The African hunter Cumming tells us that the skin of the eland,
as well as that of most other antelopes just killed, emits the
most delicious perfume of trees and grass. I would have every man
so much like a wild antelope, so much a part and parcel of
nature, that his very person should thus sweetly advertise our
senses of his presence, and remind us of those parts of nature
which he most haunts. I feel no disposition to be satirical, when
the trapper's coat emits the odor of musquash even; it is a
sweeter scent to me than that which commonly exhales from the
merchant's or the scholar's garments. When I go into their
wardrobes and handle their vestments, I am reminded of no grassy
plains and flowery meads which they have frequented, but of dusty
merchants' exchanges and libraries rather.

A tanned skin is something more than respectable, and perhaps
olive is a fitter color than white for a man--a denizen of the
woods. "The pale white man!" I do not wonder that the African
pitied him. Darwin the naturalist says, "A white man bathing by
the side of a Tahitian was like a plant bleached by the
gardener's art, compared with a fine, dark green one, growing
vigorously in the open fields."

Ben Jonson exclaims,--

"How near to good is what is fair!"

So I would say,--

"How near to good is what is WILD!"

Life consists with wildness. The most alive is the wildest. Not
yet subdued to man, its presence refreshes him. One who pressed
forward incessantly and never rested from his labors, who grew
fast and made infinite demands on life, would always find himself
in a new country or wilderness, and surrounded by the raw
material of life. He would be climbing over the prostrate stems
of primitive forest trees.

Hope and the future for me are not in lawns and cultivated
fields, not in towns and cities, but in the impervious and
quaking swamps. When, formerly, I have analyzed my partiality for
some farm which I had contemplated purchasing, I have frequently
found that I was attracted solely by a few square rods of
impermeable and unfathomable bog--a natural sink in one corner of
it. That was the jewel which dazzled me. I derive more of my
subsistence from the swamps which surround my native town than
from the cultivated gardens in the village. There are no richer
parterres to my eyes than the dense beds of dwarf andromeda
(Cassandra calyculata) which cover these tender places on the
earth's surface. Botany cannot go farther than tell me the names
of the shrubs which grow there--the high blueberry, panicled
andromeda, lambkill, azalea, and rhodora--all standing in the
quaking sphagnum. I often think that I should like to have my
house front on this mass of dull red bushes, omitting other
flower plots and borders, transplanted spruce and trim box, even
graveled walks--to have this fertile spot under my windows, not a
few imported barrowfuls of soil only to cover the sand which was
thrown out in digging the cellar. Why not put my house, my
parlor, behind this plot, instead of behind that meager
assemblage of curiosities, that poor apology for a Nature and
Art, which I call my front yard? It is an effort to clear up and
make a decent appearance when the carpenter and mason have
departed, though done as much for the passer-by as the dweller
within. The most tasteful front-yard fence was never an agreeable
object of study to me; the most elaborate ornaments, acorn tops,
or what not, soon wearied and disgusted me. Bring your sills up
to the very edge of the swamp, then (though it may not be the
best place for a dry cellar), so that there be no access on that
side to citizens. Front yards are not made to walk in, but, at
most, through, and you could go in the back way.

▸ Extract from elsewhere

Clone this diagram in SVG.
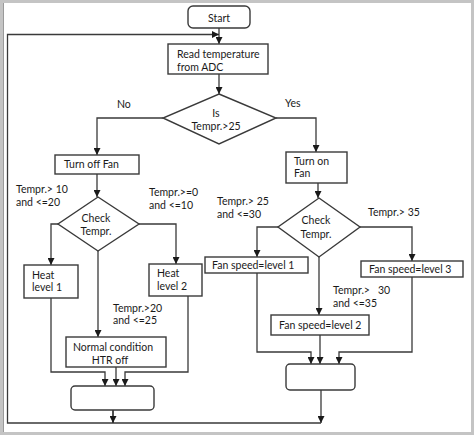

Yes, though you may think me perverse, if it were proposed to me
to dwell in the neighborhood of the most beautiful garden that
ever human art contrived, or else of a Dismal Swamp, I should
certainly decide for the swamp. How vain, then, have been all
your labors, citizens, for me!

My spirits infallibly rise in proportion to the outward
dreariness. Give me the ocean, the desert, or the wilderness! In
the desert, pure air and solitude compensate for want of moisture
and fertility. The traveler Burton says of it--"Your MORALE
improves; you become frank and cordial, hospitable and
single-minded.... In the desert, spirituous liquors excite only
disgust. There is a keen enjoyment in a mere animal existence."
They who have been traveling long on the steppes of Tartary say,
"On re-entering cultivated lands, the agitation, perplexity, and
turmoil of civilization oppressed and suffocated us; the air
seemed to fail us, and we felt every moment as if about to die of
asphyxia." When I would recreate myself, I seek the darkest woods
the thickest and most interminable and, to the citizen, most
dismal, swamp. I enter a swamp as a sacred place,-- a sanctum
sanctorum. There is the strength, the marrow, of Nature. The
wildwood covers the virgin mould,--and the same soil is good for
men and for trees. A man's health requires as many acres of
meadow to his prospect as his farm does loads of muck. There are
the strong meats on which he feeds. A town is saved, not more by
the righteous men in it than by the woods and swamps that
surround it. A township where one primitive forest waves above
while another primitive forest rots below--such a town is fitted
to raise not only corn and potatoes, but poets and philosophers
for the coming ages. In such a soil grew Homer and Confucius and
the rest, and out of such a wilderness comes the Reformer eating
locusts and wild honey.

To preserve wild animals implies generally the creation of a
forest for them to dwell in or resort to. So it is with man. A
hundred years ago they sold bark in our streets peeled from our
own woods. In the very aspect of those primitive and rugged trees
there was, methinks, a tanning principle which hardened and
consolidated the fibers of men's thoughts. Ah! already I shudder
for these comparatively degenerate days of my native village,
when you cannot collect a load of bark of good thickness, and we
no longer produce tar and turpentine.

The civilized nations--Greece, Rome, England--have been sustained
by the primitive forests which anciently rotted where they stand.
They survive as long as the soil is not exhausted. Alas for human
culture! little is to be expected of a nation, when the vegetable
mould is exhausted, and it is compelled to make manure of the
bones of its fathers. There the poet sustains himself merely by
his own superfluous fat, and the philosopher comes down on his

It is said to be the task of the American "to work the virgin
soil," and that "agriculture here already assumes proportions
unknown everywhere else." I think that the farmer displaces the
Indian even because he redeems the meadow, and so makes himself
stronger and in some respects more natural. I was surveying for a
man the other day a single straight line one hundred and
thirty-two rods long, through a swamp at whose entrance might
have been written the words which Dante read over the entrance to
the infernal regions,--"Leave all hope, ye that enter"--that is,
of ever getting out again; where at one time I saw my employer
actually up to his neck and swimming for his life in his
property, though it was still winter. He had another similar
swamp which I could not survey at all, because it was completely
under water, and nevertheless, with regard to a third swamp,
which I did SURVEY from a distance, he remarked to me, true to
his instincts, that he would not part with it for any
consideration, on account of the mud which it contained. And that
man intends to put a girdling ditch round the whole in the course
of forty months, and so redeem it by the magic of his spade. I
refer to him only as the type of a class.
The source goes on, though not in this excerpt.